What about multi-story housing for urban poor residents? A poor country like Sri Lanka has made it work through land sharing and cross-subsidy schemes.

My second proposition is that poor people are the best resource for finding a solution to making riverside rehabilitation sustainable. In Surabaya and Bangkok, the development of riverside settlements was negotiated successfully by the informal dwellers with their city governments. Official policy shifted from resettlement to redevelopment through the organization of the riverside communities which made a commitment and a plan to upgrade their homes, clear space for riverside roads, install septic tanks and keep the rivers clean. The government took responsibility for building the roads, dredging the rivers and collecting the accumulated waste from the riverbeds. Many riverside communities in Metro Manila have capable organizations which can easily replicate this strategy with the support of their local governments.
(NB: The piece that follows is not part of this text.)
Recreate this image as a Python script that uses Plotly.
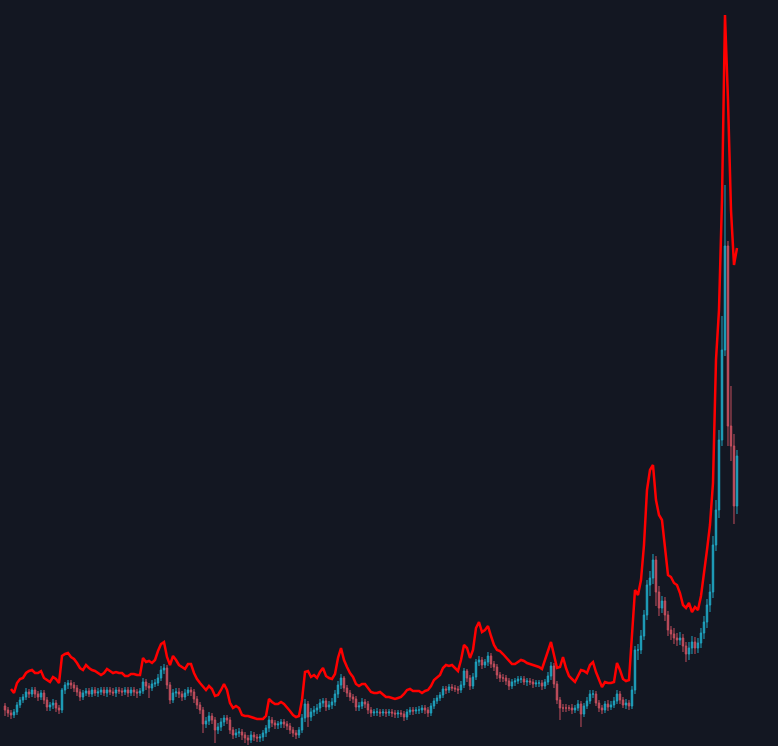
import plotly.graph_objects as go

# candle index (one bar per period)
idx = list(range(245))

opens = [40,36,33,31,34,41,46,49,54,52, 56,52,49,53,46,39,41,43,38,36,
         56,61,63,61,58,54,49,53,55,52, 56,53,54,56,53,56,54,53,56,55,
         54,56,53,56,54,53,55,64,60,58, 62,63,68,76,78,61,46,53,54,52,
         49,53,56,54,47,41,36,22,25,30, 26,16,19,24,28,26,16,11,13,14,
         11,8,6,11,9,8,9,13,18,26, 23,21,22,24,22,20,16,13,11,16,
         28,42,29,34,36,38,43,45,39,41, 44,52,61,68,58,53,49,47,39,40,
         44,42,36,33,34,34,33,34,33,34, 33,32,33,32,29,34,36,35,36,36,
         38,36,33,40,45,48,51,57,56,59, 58,57,56,61,75,68,60,69,84,86,
         81,84,90,82,79,71,68,68,65,60, 64,65,67,67,64,65,64,62,63,63,
         60,64,70,80,62,46,38,38,38,38, 36,38,42,32,40,45,52,52,43,38,
         36,42,39,41,45,52,46,41,43,40, 56,96,96,110,131,161,168,186,154,138,
         145,131,116,112,108,106,108,100,92,98, 104,98,103,113,124,141,154,201,236,306,
         396,500,320,300,240]

closes = [36,33,31,34,41,46,49,54,52,56, 52,49,53,46,39,41,43,38,36,56,
          61,63,61,58,54,49,53,55,52,56, 53,54,56,53,56,54,53,56,55,54,
          56,53,56,54,53,55,64,60,58,62, 63,68,76,78,61,46,53,54,52,49,
          53,56,54,47,41,36,22,25,30,26, 16,19,24,28,26,16,11,13,14,11,
          8,6,11,9,8,9,13,18,26,23, 21,22,24,22,20,16,13,11,16,28,
          42,29,34,36,38,43,45,39,41,44, 52,61,68,58,53,49,47,39,40,44,
          42,36,33,34,34,33,34,33,34,33, 32,33,32,29,34,36,35,36,36,38,
          36,33,40,45,48,51,57,56,59,58, 57,56,61,75,68,60,69,84,86,81,
          84,90,82,79,71,68,68,65,60,64, 65,67,67,64,65,64,62,63,63,60,
          64,70,80,62,46,38,38,38,38,36, 38,42,32,40,45,52,52,43,38,36,
          42,39,41,45,52,46,41,43,40,56, 96,96,110,131,161,168,186,154,138,145,
          131,116,112,108,106,108,100,92,98,104, 98,103,113,124,141,154,201,236,306,396,
          500,320,300,240,290]

highs = [43,39,36,37,44,49,52,58,57,59, 59,55,56,56,49,44,47,46,41,58,
         64,66,66,64,61,57,56,58,58,59, 59,58,59,59,59,59,58,59,59,58,
         59,59,59,59,57,58,68,67,63,66, 67,72,80,82,81,64,57,58,58,55,
         57,59,59,57,50,44,39,29,34,33, 29,23,28,31,31,29,19,17,18,17,
         14,11,15,14,12,12,16,21,30,29, 26,25,27,27,25,23,19,16,19,32,
         47,45,38,40,42,47,48,48,45,48, 56,65,72,70,61,56,52,50,44,48,
         47,45,39,37,38,37,37,37,37,37, 36,36,36,35,37,39,39,39,40,41,
         41,39,43,48,51,54,60,60,62,62, 61,60,65,78,77,71,73,87,90,89,
         87,94,93,85,82,74,72,71,68,67, 68,70,70,70,68,68,67,66,66,66,
         67,74,84,83,65,49,42,42,41,42, 41,46,45,43,49,56,56,55,46,41,
         45,46,45,49,56,55,49,47,46,60, 100,102,116,136,166,175,192,190,160,150,
         149,135,120,118,113,114,112,104,104,110, 109,108,118,130,147,162,210,246,316,430,
         561,505,360,312,296]

lows = [30,29,27,28,31,38,43,46,48,49, 48,45,46,42,35,35,37,34,32,33,
        52,57,57,54,50,45,46,50,49,49, 50,49,51,50,49,51,50,49,52,50,
        51,49,50,50,48,50,52,56,48,55, 59,60,65,72,57,42,43,49,48,45,
        46,50,50,43,37,32,13,18,21,22, 3,12,15,20,22,12,7,8,9,6,
        3,1,3,5,4,4,5,9,14,19, 17,17,18,18,16,12,9,7,8,13,
        24,19,25,30,32,34,39,35,36,37, 40,48,57,54,49,45,43,35,35,37,
        38,32,29,30,30,29,30,29,30,29, 28,28,29,25,26,31,31,32,32,33,
        32,29,30,37,42,45,48,52,53,55, 54,52,53,58,64,56,57,66,80,77,
        78,80,78,75,67,64,64,61,56,57, 60,62,63,61,60,61,58,59,59,56,
        57,61,66,58,42,26,34,34,35,32, 33,35,19,29,37,42,48,40,34,32,
        33,35,36,38,42,42,38,37,36,37, 52,86,92,106,126,150,162,140,130,133,
        125,110,106,102,100,101,94,84,86,92, 92,93,98,107,118,134,148,195,228,300,
        390,300,285,222,232]

upper_line = [None,None,57,53,63,67,68,73,75,76,
              73,73,75,68,66,64,69,67,63,90, 92,93,89,87,83,78,76,81,78,76,
              75,73,71,73,77,75,73,74,73,73, 70,70,72,72,71,71,88,84,85,83,
              86,95,102,104,89,81,90,86,81,79, 77,82,82,73,67,63,59,56,60,57,
              50,51,56,62,56,43,38,40,38,31, 30,30,29,28,27,27,27,30,47,44,
              42,42,44,42,39,35,31,29,30,46, 74,75,69,71,68,74,78,70,68,67,
              72,88,98,86,79,73,69,62,60,62, 62,58,54,53,53,54,51,49,49,48,
              47,48,49,52,56,57,55,55,55,53, 55,56,60,66,69,71,78,81,80,81,
              78,75,86,101,98,88,96,118,124,114, 116,120,110,101,96,95,92,89,85,82,
              82,84,86,85,83,82,81,80,79,77, 86,96,104,91,78,79,89,78,70,67,
              64,70,76,75,73,81,84,74,66,59, 64,63,63,64,83,76,67,65,66,113,
              156,151,166,201,256,276,281,246,231,226, 201,171,169,163,161,153,141,138,143,134,
              139,136,150,171,196,221,263,386,436,546, 731,646,536,481,498]

BG = "#131722"
UP = "#1fa3bf"
DOWN = "#c44f5e"

fig = go.Figure()
fig.add_trace(go.Candlestick(
    x=idx, open=opens, high=highs, low=lows, close=closes,
    increasing=dict(line=dict(color=UP, width=1), fillcolor=UP),
    decreasing=dict(line=dict(color=DOWN, width=1), fillcolor=DOWN),
    whiskerwidth=0, showlegend=False, hoverinfo="skip",
))
fig.add_trace(go.Scatter(
    x=idx, y=upper_line, mode="lines",
    line=dict(color="#ff0000", width=2.5),
    showlegend=False, hoverinfo="skip",
))

fig.update_layout(
    width=778, height=746,
    margin=dict(l=0, r=0, t=0, b=0),
    paper_bgcolor=BG, plot_bgcolor=BG,
    xaxis=dict(range=[-1.667, 257.67], visible=False, rangeslider=dict(visible=False)),
    yaxis=dict(range=[0, 746], visible=False),
)

fig.write_html(
    "out.html",
    config={"displayModeBar": False},
    post_script="document.body.style.margin='0';document.body.style.background='#131722';",
)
We would do well to heed the call of Gaudencio Cardinal Rosales, who said in a recent pastoral letter: “It is not enough to simply order people off the waterways. A deep restructuring of our society is called for, starting in the present crisis with urban land policy.” The Manila archbishop presented concrete proposals, including urban land reform, a follow-through on presidential land proclamations, taxation of idle lands and a moratorium on eviction for as long as humane and adequate relocation cannot be provided. He reminded us, in the words of the psalmist, that “unless the Lord builds the house, those who build it labor in vain.”